Many contracts include a “no oral modification” clause requiring all changes to be in writing. Courts don’t always enforce these strictly — if both parties clearly acted as though a verbal change was in effect, a judge may hold them to it. Still, relying on a verbal modification when the contract says otherwise is risky. Put changes in writing every time.
When one party fails to hold up their end of the deal, the other party has several potential remedies. Which one applies depends on the nature of the breach and what the contract says.
One obligation that catches people off guard: if the other side breaches, you still have a duty to mitigate your losses. You can’t sit back, let the damages pile up, and then demand full compensation. If a supplier fails to deliver materials, you’re expected to find a reasonable alternative rather than shutting down operations and billing the original supplier for the entire loss. A court will reduce your recovery by whatever amount you could have avoided through reasonable effort.

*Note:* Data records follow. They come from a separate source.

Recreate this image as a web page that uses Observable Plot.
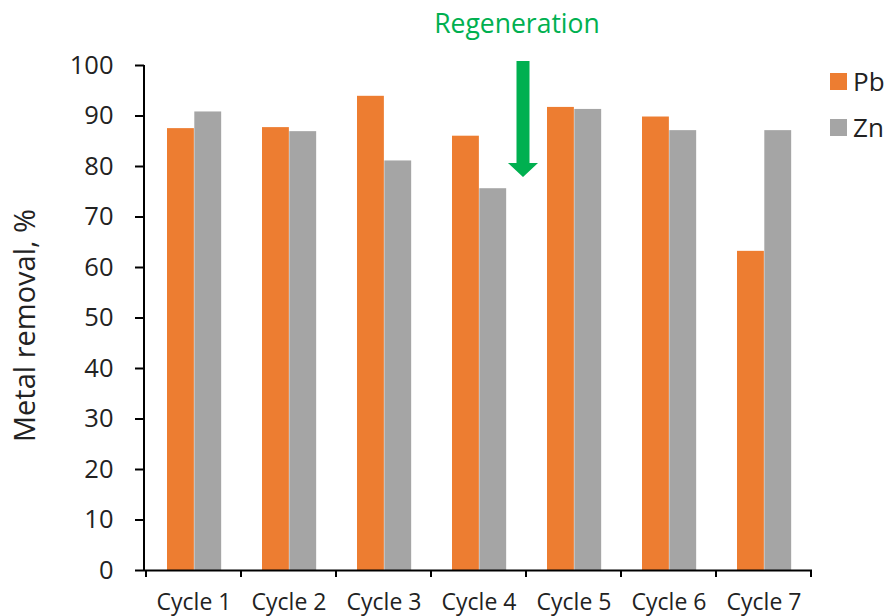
<!DOCTYPE html>
<html>
<head>
<meta charset="utf-8">
<script src="https://cdn.jsdelivr.net/npm/d3@7"></script>
<script src="https://cdn.jsdelivr.net/npm/@observablehq/plot@0.6"></script>
<style>
  html, body { margin: 0; padding: 0; background: #fff; }
  #chart { position: relative; width: 892px; height: 616px; font-family: "Open Sans", sans-serif; }
  #chart svg { display: block; }
  #chart svg [aria-label="y-axis tick label"] { font-size: 25.5px; }
  #chart svg [aria-label="x-axis tick label"] { font-size: 23px; }
  #legend { position: absolute; left: 830px; top: 69px; }
  #legend .row { display: flex; align-items: center; height: 24px; margin-bottom: 22px; font-size: 26px; color: #222; }
  #legend .sw { width: 17px; height: 17px; margin-right: 6px; }
</style>
</head>
<body>
<div id="chart"></div>
<script>
// Metal removal per adsorption cycle
const cycles = ["Cycle 1", "Cycle 2", "Cycle 3", "Cycle 4", "Cycle 5", "Cycle 6", "Cycle 7"];
const pbRemoval = [87.5, 87.7, 93.9, 86.0, 91.7, 89.8, 63.2];
const znRemoval = [90.8, 86.9, 81.1, 75.6, 91.3, 87.1, 87.1];
const metals = ["Pb", "Zn"];
const metalColors = ["#ed7d31", "#a5a5a5"];
const yTicks = [0, 10, 20, 30, 40, 50, 60, 70, 80, 90, 100];
const yLabel = "Metal removal, %";

// Regeneration step between two cycles
const regenerationAfter = "Cycle 4";
const regenerationLabel = "Regeneration";
const regenerationColor = "#00b050";

const rows = cycles.flatMap((cycle, i) => [
  {cycle, metal: "Pb", value: pbRemoval[i]},
  {cycle, metal: "Zn", value: znRemoval[i]}
]);

const width = 892, height = 616;
const marginLeft = 144, marginRight = 80, marginTop = 65, marginBottom = 46;
const step = (width - marginLeft - marginRight) / cycles.length;
const barW = 27.3;
const groupLeft = 21;

// Axis lines, category boundary ticks, y title and the regeneration arrow
function decorations(index, {x, y}) {
  const g = d3.create("svg:g");
  const [x0] = x.range();
  const y0 = y(0), yTop = y(100);
  g.append("line")
    .attr("x1", x0).attr("x2", x0).attr("y1", yTop).attr("y2", y0)
    .attr("stroke", "#000").attr("stroke-width", 2);
  const edges = cycles.map(c => x(c)).concat([x(cycles[cycles.length - 1]) + x.bandwidth()]);
  g.append("g").selectAll("line").data(edges).join("line")
    .attr("x1", d => d).attr("x2", d => d)
    .attr("y1", y0).attr("y2", y0 + 7)
    .attr("stroke", "#000").attr("stroke-width", 2);
  g.append("text")
    .attr("transform", `translate(35,${(y0 + yTop) / 2 + 8}) rotate(-90)`)
    .attr("text-anchor", "middle")
    .attr("font-size", 29)
    .attr("fill", "#222")
    .text(yLabel);

  const cx = x(regenerationAfter) + x.bandwidth() - 3;
  const top = yTop - 4, tip = y(77.8), headH = 14, shaftHalf = 6.5, headHalf = 15;
  g.append("path")
    .attr("d", `M${cx - shaftHalf},${top}L${cx + shaftHalf},${top}L${cx + shaftHalf},${tip - headH}` +
      `L${cx + headHalf},${tip - headH}L${cx},${tip}L${cx - headHalf},${tip - headH}` +
      `L${cx - shaftHalf},${tip - headH}Z`)
    .attr("fill", regenerationColor);
  g.append("text")
    .attr("x", cx - 6).attr("y", yTop - 32)
    .attr("text-anchor", "middle")
    .attr("font-size", 26.5)
    .attr("fill", regenerationColor)
    .text(regenerationLabel);
  return g.node();
}

const chart = Plot.plot({
  width, height, marginLeft, marginRight, marginTop, marginBottom,
  style: {fontFamily: "'Open Sans', sans-serif", fontSize: "24px", color: "#222", background: "#fff"},
  x: {domain: cycles, padding: 0, label: null},
  y: {domain: [0, 100], label: null},
  color: {domain: metals, range: metalColors},
  marks: [
    Plot.barY(rows.filter(d => d.metal === "Pb"), {
      x: "cycle", y: "value", fill: "metal",
      insetLeft: groupLeft, insetRight: step - groupLeft - barW
    }),
    Plot.barY(rows.filter(d => d.metal === "Zn"), {
      x: "cycle", y: "value", fill: "metal",
      insetLeft: groupLeft + barW, insetRight: step - groupLeft - 2 * barW
    }),
    Plot.ruleY([0], {stroke: "#000", strokeWidth: 2}),
    Plot.axisY({ticks: yTicks, tickSize: 9, tickPadding: 22, strokeWidth: 2, stroke: "#000", label: null}),
    Plot.axisX({tickSize: 0, tickPadding: 23, label: null}),
    decorations
  ]
});

const host = document.getElementById("chart");
host.appendChild(chart);

const legend = d3.select(host).append("div").attr("id", "legend");
metals.forEach((m, i) => {
  const row = legend.append("div").attr("class", "row");
  row.append("div").attr("class", "sw").style("background", metalColors[i]);
  row.append("span").text(m);
});
</script>
</body>
</html>
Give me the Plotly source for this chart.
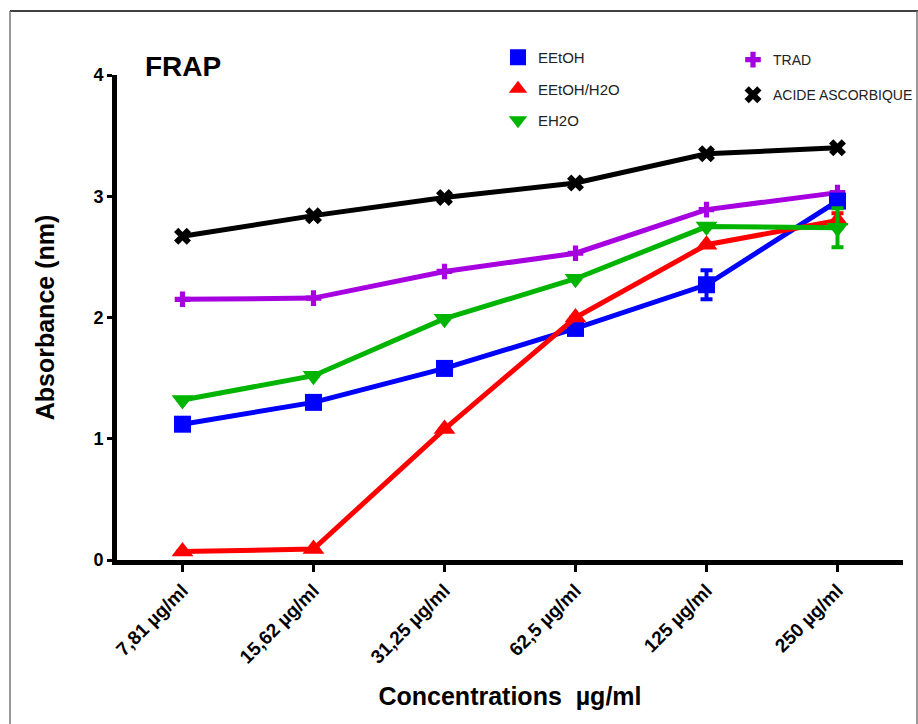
import plotly.graph_objects as go

categories = ["7,81 µg/ml", "15,62 µg/ml", "31,25 µg/ml", "62,5 µg/ml", "125 µg/ml", "250 µg/ml"]
eetoh = [1.12, 1.30, 1.58, 1.91, 2.27, 2.96]
eetoh_err = [0, 0, 0, 0, 0.12, 0]
eetoh_h2o = [0.07, 0.09, 1.08, 2.00, 2.60, 2.80]
eetoh_h2o_err = [0, 0, 0, 0, 0, 0.06]
eh2o = [1.32, 1.52, 1.99, 2.32, 2.75, 2.74]
eh2o_err = [0, 0, 0, 0, 0, 0.16]
trad = [2.15, 2.16, 2.38, 2.53, 2.89, 3.03]
acide = [2.67, 2.84, 2.99, 3.11, 3.35, 3.40]

FONT = "Liberation Sans, Arial, sans-serif"
W, H = 918, 724
L, R, T, B = 117, 15, 75, 164
PW, PH = W - L - R, H - T - B

def px(xp):
    return (xp - L) / PW

def py(yp):
    return (H - B - yp) / PH

series = [
    ("TRAD", trad, None, "#a600e0", "cross", 13, "legend2"),
    ("ACIDE ASCORBIQUE", acide, None, "black", "x", 15, "legend2"),
    ("EEtOH", eetoh, eetoh_err, "#0000ff", "square", 17, "legend"),
    ("EEtOH/H2O", eetoh_h2o, eetoh_h2o_err, "#ff0000", "triangle-up", 19, "legend"),
    ("EH2O", eh2o, eh2o_err, "#00b400", "triangle-down", 19, "legend"),
]

fig = go.Figure()
for name, vals, err, col, sym, sz, lg in series:
    kw = {}
    if err is not None:
        kw["error_y"] = dict(type="data", array=err, color=col, thickness=4, width=6)
    fig.add_trace(go.Scatter(
        x=categories, y=vals, mode="lines+markers", name=name,
        line=dict(color=col, width=5),
        marker=dict(color=col, symbol=sym, size=sz, line=dict(width=0)),
        showlegend=False, **kw))

legend_order = ["EEtOH", "EEtOH/H2O", "EH2O", "TRAD", "ACIDE ASCORBIQUE"]
lookup = {s[0]: s for s in series}
for nm in legend_order:
    name, vals, err, col, sym, sz, lg = lookup[nm]
    fig.add_trace(go.Scatter(
        x=[None], y=[None], mode="markers", name=name,
        marker=dict(color=col, symbol=sym, size=sz, line=dict(width=0)),
        showlegend=True, legend=lg, legendgroup=name))

fig.update_layout(
    width=W, height=H,
    margin=dict(l=L, r=R, t=T, b=B, autoexpand=False),
    paper_bgcolor="white", plot_bgcolor="white",
    font=dict(family=FONT, color="black"),
    xaxis=dict(
        type="category", range=[-0.5, 5.5], automargin=False,
        showgrid=False, zeroline=False,
        showline=True, linecolor="black", linewidth=5,
        ticks="outside", ticklen=7, tickwidth=3, tickcolor="black",
        tickangle=-45,
        tickfont=dict(family=FONT, size=19, color="black", weight="bold"),
        title=dict(text="Concentrations\u00a0 µg/ml", standoff=22,
                   font=dict(family=FONT, size=25, color="black", weight="bold")),
    ),
    yaxis=dict(
        range=[0, 4], tickvals=[0, 1, 2, 3, 4], automargin=False,
        showgrid=False, zeroline=False,
        showline=True, linecolor="black", linewidth=5,
        ticks="outside", ticklen=5, tickwidth=3, tickcolor="black",
        tickfont=dict(family=FONT, size=18, color="black", weight="bold"),
        title=dict(text="Absorbance (nm)", standoff=33,
                   font=dict(family=FONT, size=25, color="black", weight="bold")),
    ),
    legend=dict(x=px(498), y=py(41), xanchor="left", yanchor="top",
                bgcolor="rgba(0,0,0,0)", tracegroupgap=9,
                font=dict(family=FONT, size=15, color="#222"), itemclick=False),
    legend2=dict(x=px(733), y=py(44), xanchor="left", yanchor="top",
                 bgcolor="rgba(0,0,0,0)", tracegroupgap=14,
                 font=dict(family=FONT, size=14, color="#222"), itemclick=False),
    annotations=[dict(text="<b>FRAP</b>", x=px(143), y=py(66), xref="paper", yref="paper",
                      xanchor="left", yanchor="middle", showarrow=False,
                      font=dict(family=FONT, size=28, color="black"))],
    shapes=[
        dict(type="line", xref="paper", yref="paper", x0=px(10), x1=px(918), y0=py(11), y1=py(11),
             line=dict(color="black", width=1.5), layer="below"),
        dict(type="line", xref="paper", yref="paper", x0=px(10), x1=px(10), y0=py(11), y1=py(730),
             line=dict(color="#777", width=1.5), layer="below"),
        dict(type="line", xref="paper", yref="paper", x0=px(917), x1=px(917), y0=py(11), y1=py(730),
             line=dict(color="#777", width=1.5), layer="below"),
    ],
)

fig.write_html("out.html")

Every state sets a deadline for filing a breach-of-contract lawsuit, known as the statute of limitations. For written contracts, the window in most states falls between 3 and 10 years from the date of the breach. A few states allow longer periods under specific circumstances. Oral contracts generally have shorter limitation periods than written ones, which is yet another reason to get important agreements on paper.
Once the statute of limitations expires, you lose the right to sue regardless of how strong your case might be. The clock typically starts when the breach occurs, not when you discover it, though some narrow exceptions apply. Keep your fully signed contract, all amendments, and any correspondence about performance stored together. If a dispute surfaces years later, that file is the first thing your attorney will ask for.